When the request comes from your manager and saying no outright isn’t realistic, reframe it as a reprioritization conversation. Try something like: “I’m currently working on X, Y, and Z, which are taking all of my time. Would you rather I set one of those aside to take this on? How should we reprioritize?” This puts the decision back in your manager’s hands without you silently absorbing more work than you can do well. It also makes your workload visible, which is half the battle.
If the task falls outside your role entirely, name that directly: “This is really more of a marketing question than an editorial one. I’d suggest reaching out to that team. Happy to help with anything on the editorial side.” You’re being helpful, not dismissive.
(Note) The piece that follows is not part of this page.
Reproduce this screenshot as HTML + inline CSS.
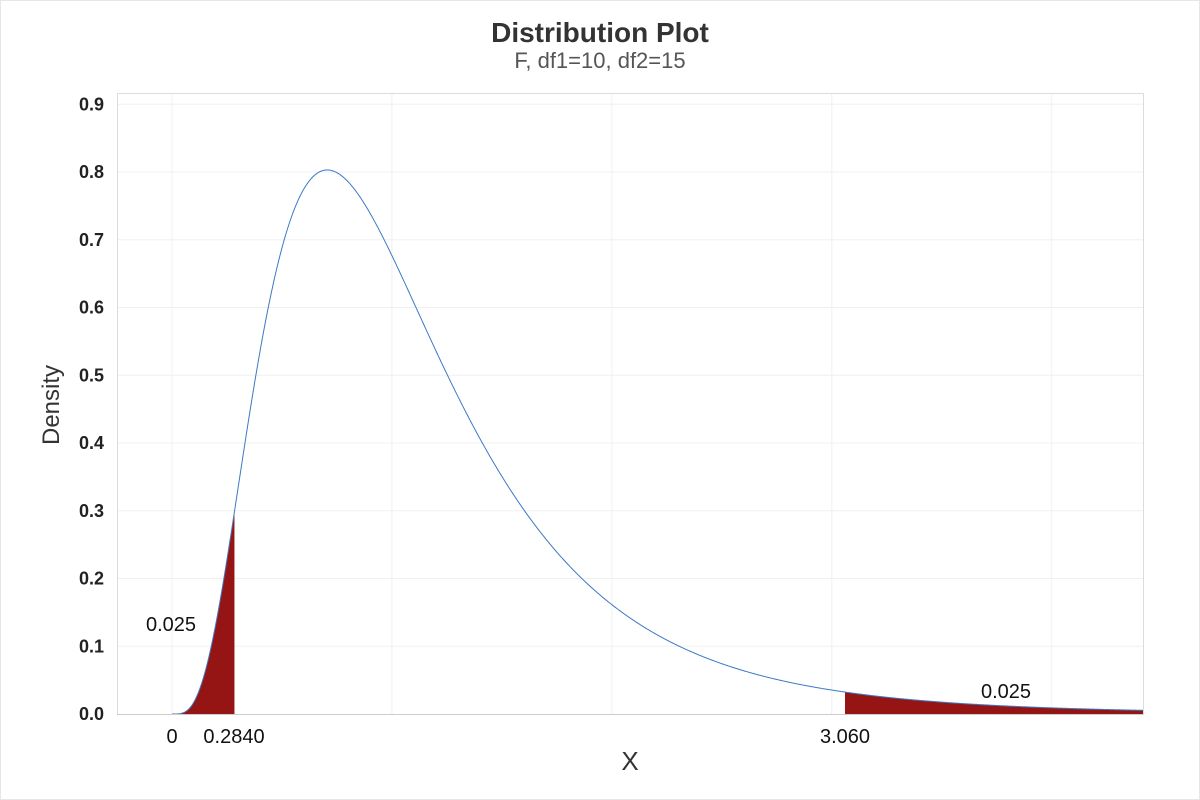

Reduce Decision Fatigue With Routines
Overwhelm often isn’t about the volume of work alone. It’s about the volume of decisions. Every time you finish a task and think “what should I do next?” you burn a small amount of mental energy. Multiply that by dozens of transitions per day and you’re exhausted before lunch.
Routines eliminate those micro-decisions. Set a consistent start-of-day routine: arrive, review your calendar, confirm your top three priorities, then begin the first time block. Set an end-of-day routine: review what got done, move unfinished items to tomorrow, and prep tomorrow’s block schedule. When these rituals become automatic, you spend less energy steering yourself and more energy on the actual work.
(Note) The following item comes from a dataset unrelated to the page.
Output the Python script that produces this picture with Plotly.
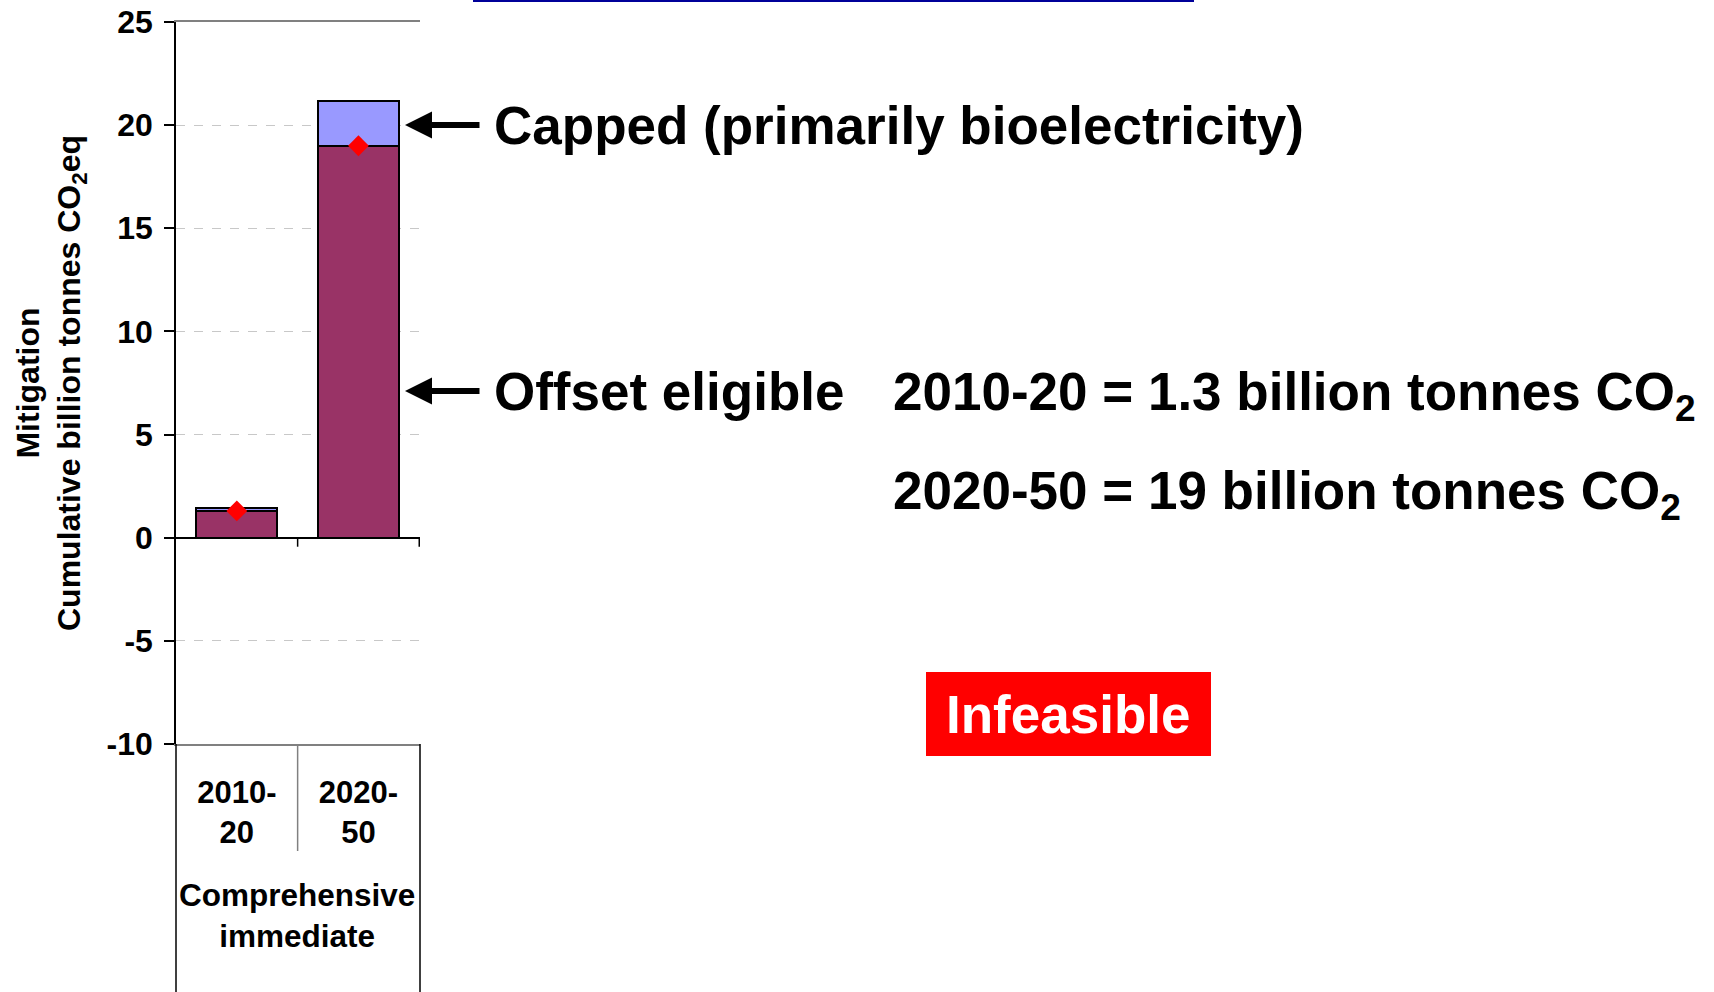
import plotly.graph_objects as go

# categories and values
periods = ["2010-<br>20", "2020-<br>50"]
offset_eligible = [1.3, 19.0]
capped = [0.15, 2.15]
estimate = [1.3, 19.0]
y_ticks = [-10, -5, 0, 5, 10, 15, 20, 25]
y_labels = ["-10", "-5", "0", "5", "10", "15", "20", "25"]

W, H = 1714, 992
# plot area in pixels
PL, PR, PT, PB = 176, 420, 22, 744


def px(x):
    return (x - PL) / (PR - PL)


def py(y):
    return (PB - y) / (PB - PT)


FONT = "Liberation Sans, Arial, sans-serif"

fig = go.Figure()

fig.add_trace(go.Bar(x=periods, y=offset_eligible, marker=dict(color="#993366", line=dict(color="black", width=2))))
fig.add_trace(go.Bar(x=periods, y=capped, marker=dict(color="#9999FF", line=dict(color="black", width=2))))
fig.add_trace(go.Scatter(x=periods, y=estimate, mode="markers",
                         marker=dict(symbol="diamond", color="#FF0000", size=16)))

fig.update_layout(
    width=W, height=H,
    barmode="stack", bargap=0.333,
    showlegend=False,
    plot_bgcolor="white", paper_bgcolor="white",
    margin=dict(l=PL, r=W - PR, t=PT, b=H - PB, autoexpand=False),
    font=dict(family=FONT, color="black"),
)

fig.update_xaxes(
    type="category",
    showline=True, linecolor="#808080", linewidth=1.5, mirror=True,
    ticks="", showgrid=False,
    tickfont=dict(size=31, weight="bold"),
    ticklabelstandoff=20,
)

fig.update_yaxes(
    range=[-10, 25], tickvals=y_ticks, ticktext=y_labels,
    showline=True, linecolor="black", linewidth=1.5,
    ticks="outside", ticklen=10, tickcolor="black", tickwidth=1.5,
    showgrid=True, gridcolor="#c8c8c8", griddash="dash", gridwidth=1,
    zeroline=True, zerolinecolor="black", zerolinewidth=1.5,
    tickfont=dict(size=32, weight="bold"),
    ticklabelstandoff=5,
    title=dict(text="Mitigation<br>Cumulative billion tonnes CO<sub>2</sub>eq",
               font=dict(size=32, weight="bold"), standoff=16),
)

shapes = []
# small ticks below the zero line at category boundaries
for xb in [0.5, 1.5]:
    shapes.append(dict(type="line", xref="x", yref="y", ysizemode="pixel", yanchor=0,
                       x0=xb, x1=xb, y0=0, y1=-9, line=dict(color="black", width=1.5)))
# multi-level category frame below the plot
shapes.append(dict(type="line", xref="x", yref="paper", x0=0.5, x1=0.5, y0=0, y1=py(851),
                   line=dict(color="#808080", width=1.5)))
for xp in [0, 1]:
    shapes.append(dict(type="line", xref="paper", yref="paper", x0=xp, x1=xp, y0=0, y1=py(H),
                       line=dict(color="black", width=1.5)))
# link underline at top
shapes.append(dict(type="line", xref="paper", yref="paper", x0=px(473), x1=px(1194), y0=py(1), y1=py(1),
                   line=dict(color="#000099", width=2)))
# Infeasible box
shapes.append(dict(type="rect", xref="paper", yref="paper", x0=px(926), x1=px(1211), y0=py(756), y1=py(672),
                   fillcolor="#FF0000", line=dict(width=0)))
fig.update_layout(shapes=shapes)

big = dict(family=FONT, size=53, color="black", weight="bold")
annotations = [
    dict(text="Capped (primarily bioelectricity)", x=px(492), y=py(126), xanchor="left", yanchor="middle", font=big),
    dict(text="Offset eligible", x=px(492), y=py(391), xanchor="left", yanchor="middle", font=big),
    dict(text="2010-20 = 1.3 billion tonnes CO<sub>2</sub>", x=px(891), y=py(395), xanchor="left", yanchor="middle", font=big),
    dict(text="2020-50 = 19 billion tonnes CO<sub>2</sub>", x=px(891), y=py(494), xanchor="left", yanchor="middle", font=big),
    dict(text="Infeasible", x=px(1068), y=py(714), xanchor="center", yanchor="middle",
         font=dict(family=FONT, size=53, color="white", weight="bold")),
    dict(text="Comprehensive<br>immediate", x=px(297), y=py(915), xanchor="center", yanchor="middle",
         font=dict(family=FONT, size=31.5, color="black", weight="bold")),
]
for ya in [125, 391]:
    annotations.append(dict(text="", x=px(405), y=py(ya), ax=76, ay=0, showarrow=True,
                            arrowhead=2, arrowwidth=6, arrowsize=0.9, arrowcolor="black"))
for a in annotations:
    a.setdefault("xref", "paper")
    a.setdefault("yref", "paper")
    a.setdefault("showarrow", False)
fig.update_layout(annotations=annotations)

fig.write_html("out.html", config={"displayModeBar": False},
               post_script="document.body.style.margin='0px';")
Start With One Change, Not Ten
If you try to overhaul your entire workflow in a single day, you’ll add “learn a new productivity system” to your already overwhelming list. Pick the one change that addresses your biggest pain point right now. If your inbox is the main source of stress, start with email batching. If you keep losing track of what matters, start with the ABCDE sort. If you never have uninterrupted time, start with blocking two hours on your calendar tomorrow morning.
Give that one change a full week before layering on anything else. You’ll build momentum from the relief of having even a small part of your day under control, and that momentum makes the next change easier to adopt.